TAC Awards $300,000 in Grants through Open Door Process
Toronto – Toronto Arts Council (TAC) is pleased to announce that six innovative arts development projects have been awarded grants through a new funding process called Open Door.
A TAC pilot initiative, Open Door provides one-time funding designed to respond to important and timely initiatives that have the potential to create transformative change in Toronto’s art sector.
The aim of Open Door is to empower arts organizations to find solutions for current and future challenges through working with collaborators, sharing learning and expanding their horizons.
“This process provides us with an important new way to respond to great ideas bubbling up in the arts community. It allows us to take some risks and, as well; challenge the arts community to think beyond the scope of their own organizations or arts disciplines” says Director and CEO Claire Hopkinson. “This first round of funded projects include collaborative approaches to international market development, new and collaborative audience development initiatives, and an experimental model of cooperative theatre production.”

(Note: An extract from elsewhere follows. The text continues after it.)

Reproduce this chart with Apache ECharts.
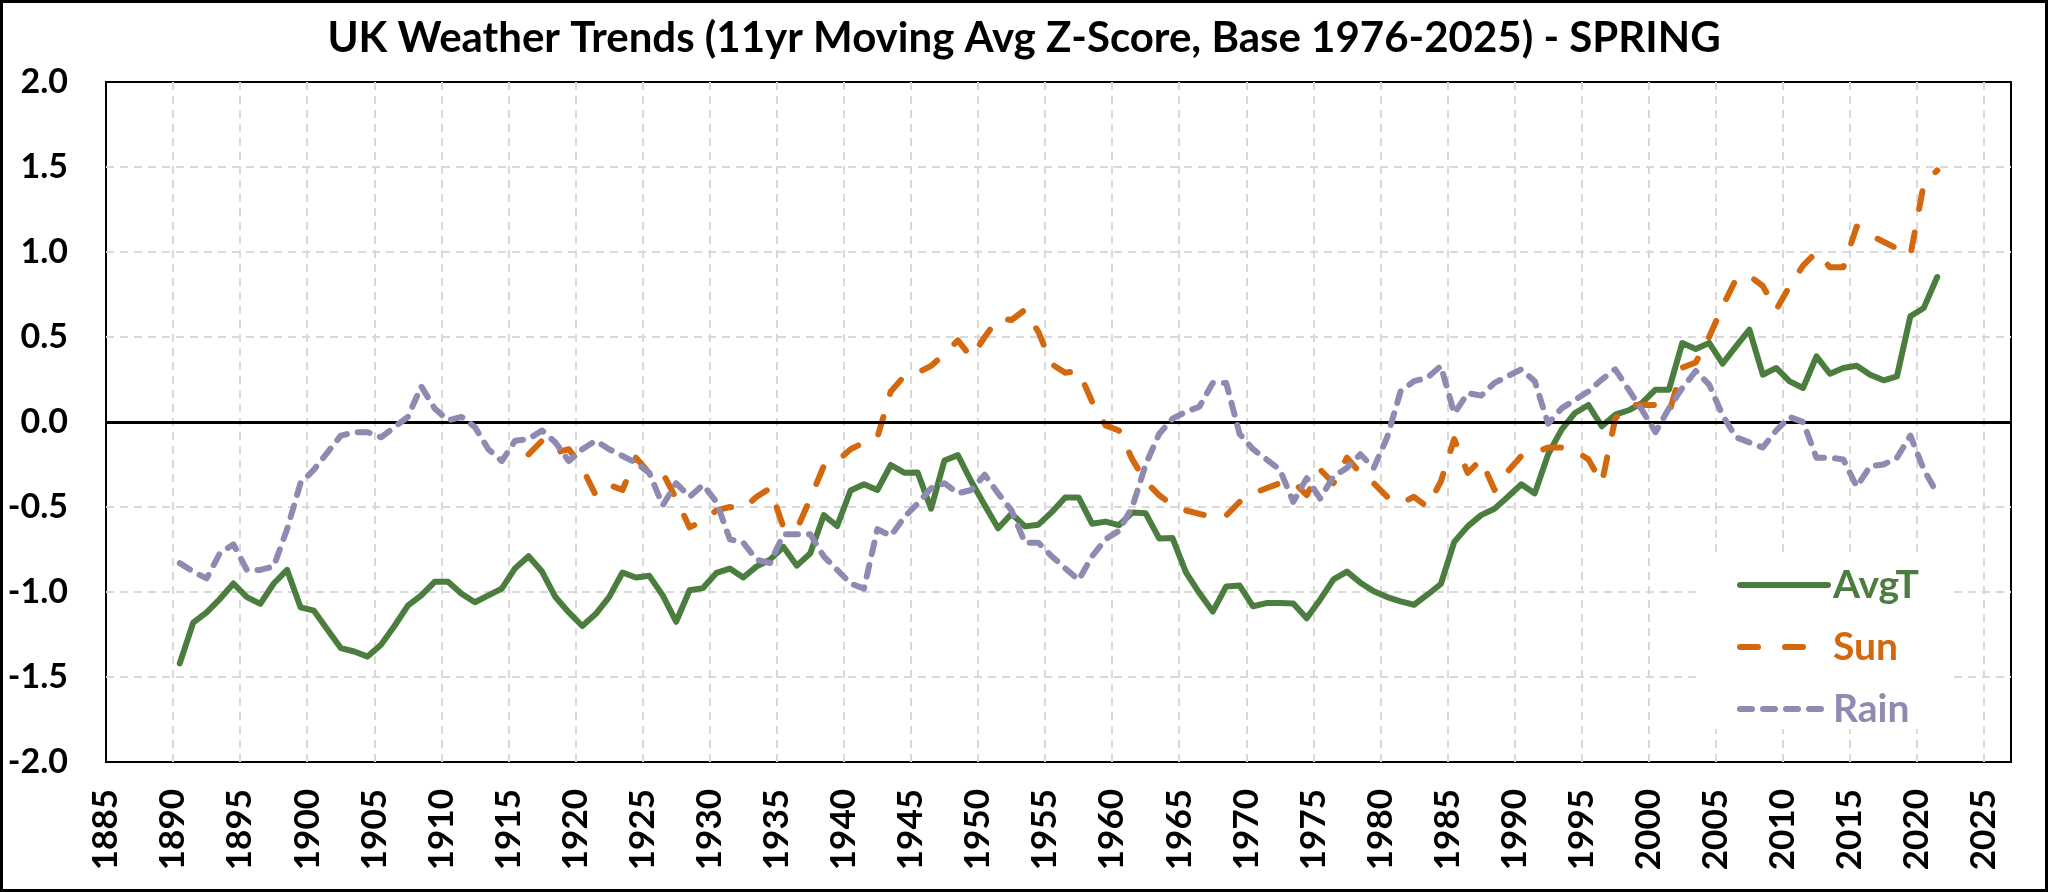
<!DOCTYPE html>
<html>
<head>
<meta charset="utf-8">
<title>UK Weather Trends - Spring</title>
<script src="https://cdn.jsdelivr.net/npm/echarts@6/dist/echarts.min.js"></script>
<style>
  html, body { margin: 0; padding: 0; background: #fff; }
  #chart { width: 2048px; height: 892px; }
</style>
</head>
<body>
<div id="chart"></div>
<script>
// 11yr moving-average z-scores, one value per year
const firstYear = 1890;
const sunFirstYear = 1916;

const avgT = [
  -1.42, -1.18, -1.12, -1.04, -0.95, -1.03, -1.07, -0.95, -0.87, -1.09,
  -1.11, -1.22, -1.33, -1.35, -1.38, -1.31, -1.20, -1.08, -1.02, -0.94,
  -0.94, -1.01, -1.06, -1.02, -0.98, -0.86, -0.79, -0.88, -1.03, -1.12,
  -1.20, -1.13, -1.03, -0.885, -0.915, -0.905, -1.02, -1.175, -0.99, -0.977,
  -0.888, -0.862, -0.915, -0.849, -0.81, -0.735, -0.845, -0.772, -0.548, -0.612,
  -0.403, -0.366, -0.40, -0.253, -0.298, -0.297, -0.51, -0.226, -0.195, -0.35,
  -0.49, -0.625, -0.54, -0.614, -0.604, -0.53, -0.444, -0.444, -0.598, -0.586,
  -0.607, -0.533, -0.537, -0.685, -0.683, -0.884, -1.006, -1.115, -0.967, -0.962,
  -1.084, -1.065, -1.065, -1.067, -1.155, -1.045, -0.926, -0.88, -0.945, -0.996,
  -1.03, -1.055, -1.075, -1.016, -0.953, -0.705, -0.614, -0.548, -0.51, -0.44,
  -0.366, -0.42, -0.19, -0.045, 0.053, 0.10, -0.025, 0.043, 0.069, 0.112,
  0.19, 0.19, 0.465, 0.43, 0.465, 0.343, 0.445, 0.543, 0.278, 0.318,
  0.239, 0.20, 0.386, 0.284, 0.318, 0.331, 0.278, 0.245, 0.269, 0.622,
  0.671, 0.853
];

const sun = [
  -0.19, -0.11, -0.18, -0.16,
  -0.27, -0.43, -0.37, -0.40, -0.21, -0.30, -0.30, -0.45, -0.62, -0.58,
  -0.52, -0.50, -0.51, -0.44, -0.39, -0.62, -0.63, -0.45, -0.26, -0.23,
  -0.16, -0.12, -0.09, 0.18, 0.27, 0.29, 0.33, 0.40, 0.48, 0.38,
  0.50, 0.61, 0.60, 0.66, 0.53, 0.34, 0.29, 0.30, 0.12, -0.02,
  -0.05, -0.22, -0.35, -0.43, -0.49, -0.52, -0.54, -0.56, -0.55, -0.47,
  -0.42, -0.39, -0.36, -0.35, -0.43, -0.28, -0.36, -0.21, -0.30, -0.36,
  -0.44, -0.48, -0.44, -0.50, -0.35, -0.10, -0.30, -0.22, -0.40, -0.29,
  -0.20, -0.18, -0.15, -0.15, -0.17, -0.22, -0.36, 0.02, 0.10, 0.10,
  0.10, 0.05, 0.32, 0.35, 0.50, 0.68, 0.84, 0.86, 0.80, 0.66,
  0.80, 0.92, 1.00, 0.91, 0.91, 1.15, 1.10, 1.06, 1.02, 0.98,
  1.40, 1.48
];

const rain = [
  -0.83, -0.88, -0.92, -0.77, -0.72, -0.87, -0.87, -0.85, -0.63, -0.36,
  -0.28, -0.18, -0.08, -0.06, -0.06, -0.09, -0.03, 0.03, 0.21, 0.08,
  0.01, 0.03, -0.03, -0.16, -0.23, -0.11, -0.10, -0.05, -0.12, -0.23,
  -0.16, -0.11, -0.16, -0.20, -0.24, -0.30, -0.49, -0.36, -0.44, -0.37,
  -0.47, -0.69, -0.71, -0.81, -0.83, -0.66, -0.66, -0.66, -0.79, -0.87,
  -0.95, -0.98, -0.63, -0.67, -0.56, -0.48, -0.39, -0.36, -0.42, -0.40,
  -0.31, -0.42, -0.52, -0.71, -0.71, -0.79, -0.86, -0.93, -0.79, -0.69,
  -0.64, -0.50, -0.25, -0.07, 0.02, 0.06, 0.09, 0.23, 0.23, -0.07,
  -0.16, -0.22, -0.28, -0.47, -0.33, -0.45, -0.32, -0.27, -0.19, -0.27,
  -0.09, 0.18, 0.24, 0.26, 0.33, 0.05, 0.17, 0.155, 0.23, 0.27,
  0.31, 0.24, -0.01, 0.08, 0.13, 0.18, 0.25, 0.31, 0.19, 0.07,
  -0.06, 0.08, 0.20, 0.30, 0.22, 0.04, -0.09, -0.12, -0.15, -0.05,
  0.03, 0.00, -0.21, -0.21, -0.22, -0.38, -0.26, -0.25, -0.21, -0.08,
  -0.28, -0.42
];

const xTicks = { min: 1885, max: 2027, step: 5 };
const yTicks = { min: -2, max: 2, step: 0.5 };

const colors = { avgT: '#4B7E3E', sun: '#D4680F', rain: '#8E8AB2' };
const font = 'Lato, "Open Sans", "Noto Sans", sans-serif';
const gridDash = { color: '#D9D9D9', width: 2, type: [8, 6] };

// each value is drawn at mid-year
function toPoints(values, startYear) {
  return values.map(function (v, i) { return [startYear + i + 0.5, v]; });
}

const chart = echarts.init(document.getElementById('chart'));
chart.setOption({
  backgroundColor: '#fff',
  animation: false,
  title: {
    text: 'UK Weather Trends (11yr Moving Avg Z-Score, Base 1976-2025) - SPRING',
    left: 'center',
    top: 12,
    textStyle: { fontFamily: font, fontWeight: 'bold', fontSize: 42, color: '#000' }
  },
  grid: {
    left: 106, top: 82, right: 37, bottom: 130,
    show: true, borderColor: '#000', borderWidth: 2
  },
  legend: {
    orient: 'vertical',
    left: 1699,
    top: 553,
    padding: [12, 30, 0, 38],
    backgroundColor: '#fff',
    itemWidth: 88,
    itemHeight: 16,
    itemGap: 22,
    itemStyle: { color: 'transparent', borderWidth: 0 },
    lineStyle: { width: 6 },
    textStyle: { fontFamily: font, fontSize: 39, fontWeight: 'bold', lineHeight: 40 },
    data: [
      { name: 'AvgT', textStyle: { color: colors.avgT } },
      { name: 'Sun', textStyle: { color: colors.sun }, lineStyle: { type: [18, 27] } },
      { name: 'Rain', textStyle: { color: colors.rain } }
    ]
  },
  xAxis: {
    type: 'value',
    min: xTicks.min, max: xTicks.max, interval: xTicks.step,
    axisLine: { show: false },
    axisTick: { show: false },
    axisLabel: {
      rotate: 90, margin: 27, showMaxLabel: false,
      fontFamily: font, fontSize: 35, fontWeight: 'bold', color: '#000',
      padding: [22, 0, 0, 0],
      formatter: function (v) { return String(v); }
    },
    splitLine: { show: true, showMinLine: false, showMaxLine: false, lineStyle: gridDash }
  },
  yAxis: {
    type: 'value',
    min: yTicks.min, max: yTicks.max, interval: yTicks.step,
    axisLine: { show: false },
    axisTick: { show: false },
    axisLabel: {
      margin: 38, fontFamily: font, fontSize: 34, fontWeight: 'bold', color: '#000',
      formatter: function (v) { return v.toFixed(1); }
    },
    splitLine: { show: true, showMinLine: false, showMaxLine: false, lineStyle: gridDash }
  },
  series: [
    {
      name: 'AvgT', type: 'line', symbol: 'none', z: 3,
      data: toPoints(avgT, firstYear),
      lineStyle: { color: colors.avgT, width: 6, cap: 'round', join: 'round' },
      itemStyle: { color: colors.avgT },
      markLine: {
        silent: true, symbol: 'none', label: { show: false },
        lineStyle: { color: '#000', width: 3, type: 'solid' },
        data: [{ yAxis: 0 }]
      }
    },
    {
      name: 'Sun', type: 'line', symbol: 'none', z: 4,
      data: toPoints(sun, sunFirstYear),
      lineStyle: { color: colors.sun, width: 6, type: [18, 24], cap: 'round', join: 'round' },
      itemStyle: { color: colors.sun }
    },
    {
      name: 'Rain', type: 'line', symbol: 'none', z: 5,
      data: toPoints(rain, firstYear),
      lineStyle: { color: colors.rain, width: 6, type: [12, 11], cap: 'round', join: 'round' },
      itemStyle: { color: colors.rain }
    }
  ],
  graphic: [{
    type: 'rect', silent: true, z: 100,
    shape: { x: 1.5, y: 1.5, width: 2045, height: 889 },
    style: { fill: null, stroke: '#000', lineWidth: 3 }
  }]
});
</script>
</body>
</html>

A total of six projects were funded in a peer-reviewed process and approved by the Board of Directors in its most recent meeting:
Art Metropole will partner with Raster Foundation from Warsaw on VILLA TORONTO, bringing over a dozen local and international art institutions together to create a central exhibition in the Great Hall at Union Station in January, 2015. Site-specific projects, performances, screenings, concerts and artist talks will stimulate dialogue between the international arts community and Toronto’s thriving local art scene.
CanAsian Dance Festival will partner with four Toronto dance presenters - DanceWorks, Dance Immersion, Dusk Dances and Dance Made in Canada - to present a collaborative showcase for Toronto-based artists during the Canadian Performing Arts Presenters annual meeting in Toronto in 2015. This first time collaboration will create new market development opportunities for Toronto’s dance artists and show the diversity of the practice within the city.
Fall for Dance North Festival will be a new, large-scale dance festival produced at the Sony Centre in October 2015. Offering $10 tickets to high-calibre dance performances over four days, the festival aims to develop Toronto's dance market by growing audiences for dance and by reinvigorating Toronto's dance presenting ecology for presenters and artists alike.
Harbourfront Centre will facilitate an industry showcase featuring excerpts from tour-ready dance, theatre, and performance works as part of OFF CINARS in Montreal in November 2014. CINARS is Montreal's biannual international performing arts marketplace that brings together over 300 presenters from 40 countries.
Toronto Consort, representing the Bloor Street Culture Corridor consortium, will launch a targeted promotional campaign to promote its new free Bloor Street Cultural Corridor mobile app, which aims to expand audiences for 13 arts and cultural institutions along the Bloor Corridor.
Why Not Theatre will develop their experimental model for cooperative producing in theatre, which was successfully piloted in the spring of 2014, to address the increasingly limited resources available to emerging independent companies. In this initiative, community residencies will create an infrastructure for the sharing of venue, production, mentoring and administrative costs between mid- to senior-tier companies and emerging artists. This funding will support the creation, documentation and dissemination of this new interdependent model of developing new works.